Profit-taking in the gold market accelerated as prices dropped through a key support level near the late September low at $1,737.50 per ounce.
Slobodan Drvenica, an analyst at Windsor Brokers, Ltd., said gold’s near term negative sentiment has been established on repeated failures under the psychological $1,800 barrier, which has gained momentum to break below the initial $1,770/63 support level.
According to Drvenica’s analysis, as losses reached $1,741, the immediate downside target is $1,736, the low established on September 26, and the more significant $1,717 level, last touched on September 13. A break of that level is necessary to confirm the top at $1,795 and open the way for further correction.
Prices in the gold market had largely been waiting for more decisive direction from Spain as to when the country will formally request a much-needed bailout from the European Union, which would jumpstart the European Central Bank’s proposed bond-buying program. In addition to concerns over inflation instigated by monetary stimulus, which has traditionally been very good for precious metals, the immediate weakness in the euro could benefit the price of gold by strengthening the dollar in the currency pair.

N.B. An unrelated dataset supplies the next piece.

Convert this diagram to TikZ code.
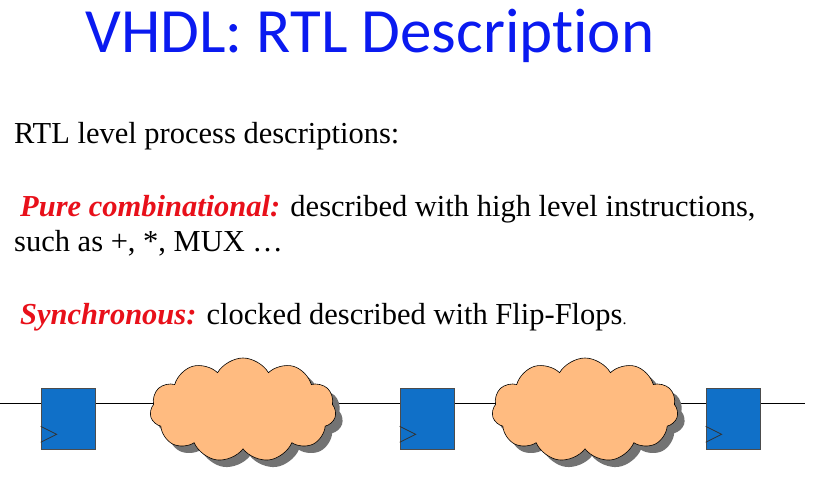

Recent economic reports out of the U.S., including a better-than-anticipated jobs report and CPI numbers, have indicated an economy strengthening in some aspects, which has cast doubt on how long the current incarnation of Quantitative Easing will last.
The cumulative effect has been a serious lag and drain on the gold market that has broken the rally brought about by the third round of Quantitative Easing. Amidst the drivers forcing gold prices lower, short-term investors speculating on the third QE are selling off positions that are not performing as well. The difference between the extended QE and the previous versions is partially taken as a reason for the precious metals’ latest performance.